* [Recorded data]:
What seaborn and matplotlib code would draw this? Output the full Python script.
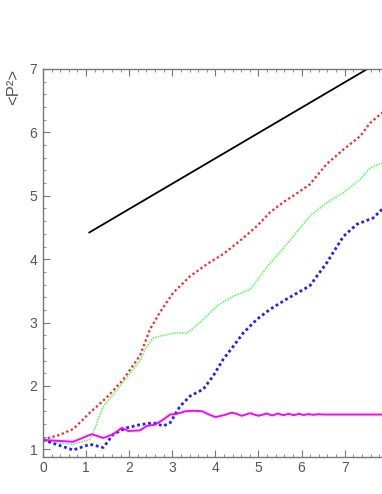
import seaborn as sns
import matplotlib.pyplot as plt
import matplotlib.ticker as ticker

# values
red_x = [0, 0.35, 0.70, 1.09, 1.48, 1.86, 2.25, 2.48, 2.71, 3.02, 3.41, 3.80, 4.18, 4.57, 4.96,
         5.27, 5.62, 5.81, 6.19, 6.58, 6.97, 7.36, 7.59, 7.87, 8.0]
red_y = [1.16, 1.22, 1.32, 1.58, 1.82, 2.10, 2.48, 2.89, 3.16, 3.47, 3.73, 3.92, 4.08, 4.29, 4.52,
         4.74, 4.92, 5.00, 5.18, 5.50, 5.73, 5.94, 6.15, 6.31, 6.38]

green_x = [0, 0.70, 1.09, 1.17, 1.40, 1.79, 2.25, 2.41, 2.56, 2.87, 3.10, 3.33, 3.64, 4.03, 4.42,
           4.80, 5.03, 5.27, 5.42, 5.81, 6.19, 6.58, 6.97, 7.36, 7.59, 7.87, 8.0]
green_y = [1.13, 1.08, 1.16, 1.27, 1.68, 2.00, 2.40, 2.63, 2.76, 2.81, 2.84, 2.83, 3.00, 3.26, 3.42,
           3.52, 3.72, 3.94, 4.05, 4.36, 4.68, 4.89, 5.05, 5.26, 5.44, 5.52, 5.56]

blue_x = [0, 0.70, 1.09, 1.40, 1.63, 1.94, 2.25, 2.56, 2.79, 2.95, 3.18, 3.41, 3.72, 3.95, 4.18,
          4.42, 4.65, 4.96, 5.27, 5.65, 6.19, 6.58, 6.97, 7.28, 7.66, 7.87, 8.0]
blue_y = [1.15, 0.99, 1.08, 1.03, 1.24, 1.34, 1.39, 1.42, 1.37, 1.42, 1.68, 1.84, 1.95, 2.16, 2.42,
          2.63, 2.84, 3.05, 3.21, 3.37, 3.58, 3.94, 4.36, 4.55, 4.65, 4.79, 4.85]

mag_x = [0, 0.70, 1.13, 1.40, 1.63, 1.83, 1.98, 2.25, 2.41, 2.60, 2.79, 2.95, 3.10, 3.30, 3.50,
         3.70, 3.85, 4.00, 4.20, 4.38, 4.50, 4.61, 4.80, 5.00, 5.19, 5.32, 5.45, 5.58, 5.70, 5.82,
         5.94, 6.05, 6.16, 6.27, 6.38, 6.50, 7.00, 8.0]
mag_y = [1.15, 1.12, 1.24, 1.18, 1.24, 1.34, 1.29, 1.30, 1.37, 1.39, 1.47, 1.55, 1.56, 1.60, 1.61,
         1.60, 1.55, 1.51, 1.54, 1.58, 1.56, 1.53, 1.57, 1.53, 1.565, 1.535, 1.565, 1.54, 1.56, 1.54,
         1.56, 1.543, 1.557, 1.545, 1.555, 1.55, 1.55, 1.55]

black_x = [1.07, 8.0]
black_y = [4.42, 7.19]

sns.set_style("white")
plt.rcParams['font.family'] = ['Liberation Sans', 'DejaVu Sans']

x_max = 7.88
fig = plt.figure(figsize=(3.82, 4.94), dpi=100)
ax = fig.add_axes([43 / 382, 37 / 494, x_max * 43.1 / 382, 388 / 494])

sns.lineplot(x=black_x, y=black_y, color="black", lw=1.3, ax=ax, sort=False)
sns.lineplot(x=red_x, y=red_y, color="#ff2020", lw=1.6, linestyle=(0, (1, 1.2)), ax=ax, sort=False)
sns.lineplot(x=green_x, y=green_y, color="#44ff44", lw=1.1, linestyle=(0, (1, 0.8)), ax=ax, sort=False)
sns.lineplot(x=blue_x, y=blue_y, color="#2020ff", lw=2.0, linestyle=(0, (1, 1.0)), ax=ax, sort=False)
sns.lineplot(x=mag_x, y=mag_y, color="#ff00ff", lw=1.4, ax=ax, sort=False)

ax.set_xlim(0, x_max)
ax.set_ylim(0.88, 7)
ax.xaxis.set_major_locator(ticker.MultipleLocator(1))
ax.xaxis.set_minor_locator(ticker.MultipleLocator(0.2))
ax.yaxis.set_major_locator(ticker.MultipleLocator(1))
ax.yaxis.set_minor_locator(ticker.MultipleLocator(0.2))

gray = "#777777"
for side in ["left", "bottom", "top"]:
    ax.spines[side].set_color(gray)
    ax.spines[side].set_linewidth(1.0)
ax.spines["right"].set_visible(False)

ax.tick_params(which="both", direction="in", color=gray, top=True, right=False,
               bottom=True, left=True, labelcolor="#555555", labelsize=10)
ax.tick_params(which="major", length=5, width=0.8)
ax.tick_params(which="minor", length=2.5, width=0.6)
ax.tick_params(axis="x", pad=3)
ax.tick_params(axis="y", pad=4)

ax.set_ylabel("<P²>", loc="top", fontsize=12, color="#555555", labelpad=6)
ax.set_xlabel("")

fig.savefig("out.png", dpi=100)
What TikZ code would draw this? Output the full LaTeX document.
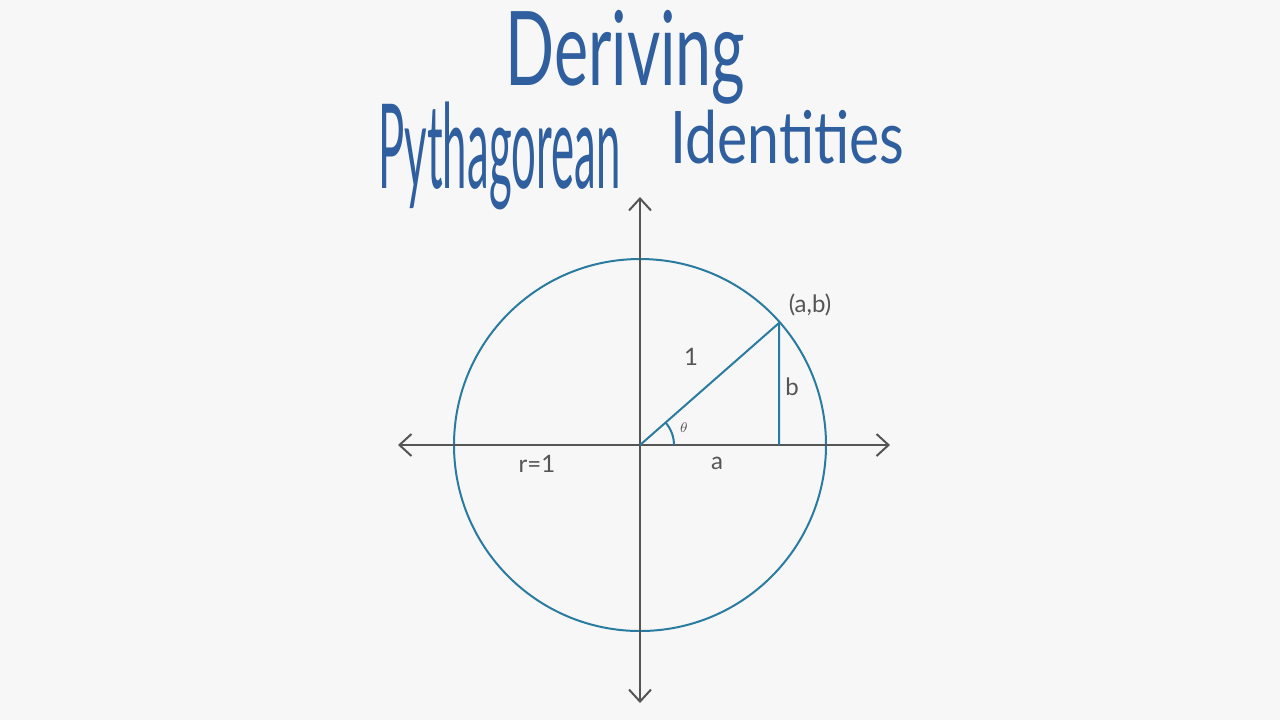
\documentclass[tikz,border=0pt]{standalone}
\usepackage{fontspec}
\setmainfont{Lato}
\usetikzlibrary{arrows.meta}
\definecolor{bgc}{HTML}{F7F7F7}
\definecolor{titleblue}{HTML}{2F5F9E}
\definecolor{circblue}{HTML}{2A7BA0}
\definecolor{axisgray}{HTML}{555555}
\tikzset{
  axis/.style={draw=axisgray, line width=1pt, {Straight Barb[length=6pt,width=11pt]}-{Straight Barb[length=6pt,width=11pt]}},
  geo/.style={draw=circblue, line width=1pt},
  lbl/.style={text=axisgray, font=\fontsize{12}{14}\selectfont, inner sep=0pt},
  ttl/.style={text=titleblue, inner sep=0pt}
}
\begin{document}
\begin{tikzpicture}[x=0.5pt,y=-0.5pt]
\fill[bgc] (0,0) rectangle (1280,720);
\useasboundingbox (0,0) rectangle (1280,720);
% title
\node[ttl, anchor=north west] (t1) at (505,10) {\resizebox*{120pt}{47pt}{Deriving}};
\node[ttl, anchor=north west] (t2) at (378,102) {\resizebox*{121pt}{54pt}{Pythagorean}};
\node[ttl, anchor=north west] (t3) at (670,110) {\resizebox*{117pt}{27pt}{Identities}};
% coordinates
\coordinate (O) at (640,445);
\coordinate (P) at (779,323);
\coordinate (F) at (779,445);
\coordinate (xl) at (398,445);
\coordinate (xr) at (890,445);
\coordinate (yt) at (640,197);
\coordinate (yb) at (640,703);
% circle
\draw[geo] (O) circle[radius=93pt];
% axes
\draw[axis] (xl) -- (xr);
\draw[axis] (yb) -- (yt);
% triangle
\draw[geo] (O) -- (P) -- (F);
\draw[geo] ([xshift=17pt]O) arc[start angle=0, end angle=41.3, radius=17pt];
% labels
\node[lbl] (l1) at (691,357) {1};
\node[lbl] (lb) at (792,387) {b};
\node[lbl, font=\fontsize{7}{8}\selectfont] (lt) at (684,428) {$\theta$};
\node[lbl] (la) at (717,463) {a};
\node[lbl] (lr) at (537,464) {r=1};
\node[lbl] (lab) at (810,305) {(a,b)};
\end{tikzpicture}
\end{document}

* [Task]: Reproduce the listing exactly. Leave its pictures out.

* [The reply]:
What seaborn and matplotlib code would draw this? Output the full Python script.
import seaborn as sns
import matplotlib.pyplot as plt
import matplotlib.ticker as ticker

# values
red_x = [0, 0.35, 0.70, 1.09, 1.48, 1.86, 2.25, 2.48, 2.71, 3.02, 3.41, 3.80, 4.18, 4.57, 4.96,
         5.27, 5.62, 5.81, 6.19, 6.58, 6.97, 7.36, 7.59, 7.87, 8.0]
red_y = [1.16, 1.22, 1.32, 1.58, 1.82, 2.10, 2.48, 2.89, 3.16, 3.47, 3.73, 3.92, 4.08, 4.29, 4.52,
         4.74, 4.92, 5.00, 5.18, 5.50, 5.73, 5.94, 6.15, 6.31, 6.38]

green_x = [0, 0.70, 1.09, 1.17, 1.40, 1.79, 2.25, 2.41, 2.56, 2.87, 3.10, 3.33, 3.64, 4.03, 4.42,
           4.80, 5.03, 5.27, 5.42, 5.81, 6.19, 6.58, 6.97, 7.36, 7.59, 7.87, 8.0]
green_y = [1.13, 1.08, 1.16, 1.27, 1.68, 2.00, 2.40, 2.63, 2.76, 2.81, 2.84, 2.83, 3.00, 3.26, 3.42,
           3.52, 3.72, 3.94, 4.05, 4.36, 4.68, 4.89, 5.05, 5.26, 5.44, 5.52, 5.56]

blue_x = [0, 0.70, 1.09, 1.40, 1.63, 1.94, 2.25, 2.56, 2.79, 2.95, 3.18, 3.41, 3.72, 3.95, 4.18,
          4.42, 4.65, 4.96, 5.27, 5.65, 6.19, 6.58, 6.97, 7.28, 7.66, 7.87, 8.0]
blue_y = [1.15, 0.99, 1.08, 1.03, 1.24, 1.34, 1.39, 1.42, 1.37, 1.42, 1.68, 1.84, 1.95, 2.16, 2.42,
          2.63, 2.84, 3.05, 3.21, 3.37, 3.58, 3.94, 4.36, 4.55, 4.65, 4.79, 4.85]

mag_x = [0, 0.70, 1.13, 1.40, 1.63, 1.83, 1.98, 2.25, 2.41, 2.60, 2.79, 2.95, 3.10, 3.30, 3.50,
         3.70, 3.85, 4.00, 4.20, 4.38, 4.50, 4.61, 4.80, 5.00, 5.19, 5.32, 5.45, 5.58, 5.70, 5.82,
         5.94, 6.05, 6.16, 6.27, 6.38, 6.50, 7.00, 8.0]
mag_y = [1.15, 1.12, 1.24, 1.18, 1.24, 1.34, 1.29, 1.30, 1.37, 1.39, 1.47, 1.55, 1.56, 1.60, 1.61,
         1.60, 1.55, 1.51, 1.54, 1.58, 1.56, 1.53, 1.57, 1.53, 1.565, 1.535, 1.565, 1.54, 1.56, 1.54,
         1.56, 1.543, 1.557, 1.545, 1.555, 1.55, 1.55, 1.55]

black_x = [1.07, 8.0]
black_y = [4.42, 7.19]

sns.set_style("white")
plt.rcParams['font.family'] = ['Liberation Sans', 'DejaVu Sans']

x_max = 7.88
fig = plt.figure(figsize=(3.82, 4.94), dpi=100)
ax = fig.add_axes([43 / 382, 37 / 494, x_max * 43.1 / 382, 388 / 494])

sns.lineplot(x=black_x, y=black_y, color="black", lw=1.3, ax=ax, sort=False)
sns.lineplot(x=red_x, y=red_y, color="#ff2020", lw=1.6, linestyle=(0, (1, 1.2)), ax=ax, sort=False)
sns.lineplot(x=green_x, y=green_y, color="#44ff44", lw=1.1, linestyle=(0, (1, 0.8)), ax=ax, sort=False)
sns.lineplot(x=blue_x, y=blue_y, color="#2020ff", lw=2.0, linestyle=(0, (1, 1.0)), ax=ax, sort=False)
sns.lineplot(x=mag_x, y=mag_y, color="#ff00ff", lw=1.4, ax=ax, sort=False)

ax.set_xlim(0, x_max)
ax.set_ylim(0.88, 7)
ax.xaxis.set_major_locator(ticker.MultipleLocator(1))
ax.xaxis.set_minor_locator(ticker.MultipleLocator(0.2))
ax.yaxis.set_major_locator(ticker.MultipleLocator(1))
ax.yaxis.set_minor_locator(ticker.MultipleLocator(0.2))

gray = "#777777"
for side in ["left", "bottom", "top"]:
    ax.spines[side].set_color(gray)
    ax.spines[side].set_linewidth(1.0)
ax.spines["right"].set_visible(False)

ax.tick_params(which="both", direction="in", color=gray, top=True, right=False,
               bottom=True, left=True, labelcolor="#555555", labelsize=10)
ax.tick_params(which="major", length=5, width=0.8)
ax.tick_params(which="minor", length=2.5, width=0.6)
ax.tick_params(axis="x", pad=3)
ax.tick_params(axis="y", pad=4)

ax.set_ylabel("<P²>", loc="top", fontsize=12, color="#555555", labelpad=6)
ax.set_xlabel("")

fig.savefig("out.png", dpi=100)
What TikZ code would draw this? Output the full LaTeX document.
\documentclass[tikz,border=0pt]{standalone}
\usepackage{fontspec}
\setmainfont{Lato}
\usetikzlibrary{arrows.meta}
\definecolor{bgc}{HTML}{F7F7F7}
\definecolor{titleblue}{HTML}{2F5F9E}
\definecolor{circblue}{HTML}{2A7BA0}
\definecolor{axisgray}{HTML}{555555}
\tikzset{
  axis/.style={draw=axisgray, line width=1pt, {Straight Barb[length=6pt,width=11pt]}-{Straight Barb[length=6pt,width=11pt]}},
  geo/.style={draw=circblue, line width=1pt},
  lbl/.style={text=axisgray, font=\fontsize{12}{14}\selectfont, inner sep=0pt},
  ttl/.style={text=titleblue, inner sep=0pt}
}
\begin{document}
\begin{tikzpicture}[x=0.5pt,y=-0.5pt]
\fill[bgc] (0,0) rectangle (1280,720);
\useasboundingbox (0,0) rectangle (1280,720);
% title
\node[ttl, anchor=north west] (t1) at (505,10) {\resizebox*{120pt}{47pt}{Deriving}};
\node[ttl, anchor=north west] (t2) at (378,102) {\resizebox*{121pt}{54pt}{Pythagorean}};
\node[ttl, anchor=north west] (t3) at (670,110) {\resizebox*{117pt}{27pt}{Identities}};
% coordinates
\coordinate (O) at (640,445);
\coordinate (P) at (779,323);
\coordinate (F) at (779,445);
\coordinate (xl) at (398,445);
\coordinate (xr) at (890,445);
\coordinate (yt) at (640,197);
\coordinate (yb) at (640,703);
% circle
\draw[geo] (O) circle[radius=93pt];
% axes
\draw[axis] (xl) -- (xr);
\draw[axis] (yb) -- (yt);
% triangle
\draw[geo] (O) -- (P) -- (F);
\draw[geo] ([xshift=17pt]O) arc[start angle=0, end angle=41.3, radius=17pt];
% labels
\node[lbl] (l1) at (691,357) {1};
\node[lbl] (lb) at (792,387) {b};
\node[lbl, font=\fontsize{7}{8}\selectfont] (lt) at (684,428) {$\theta$};
\node[lbl] (la) at (717,463) {a};
\node[lbl] (lr) at (537,464) {r=1};
\node[lbl] (lab) at (810,305) {(a,b)};
\end{tikzpicture}
\end{document}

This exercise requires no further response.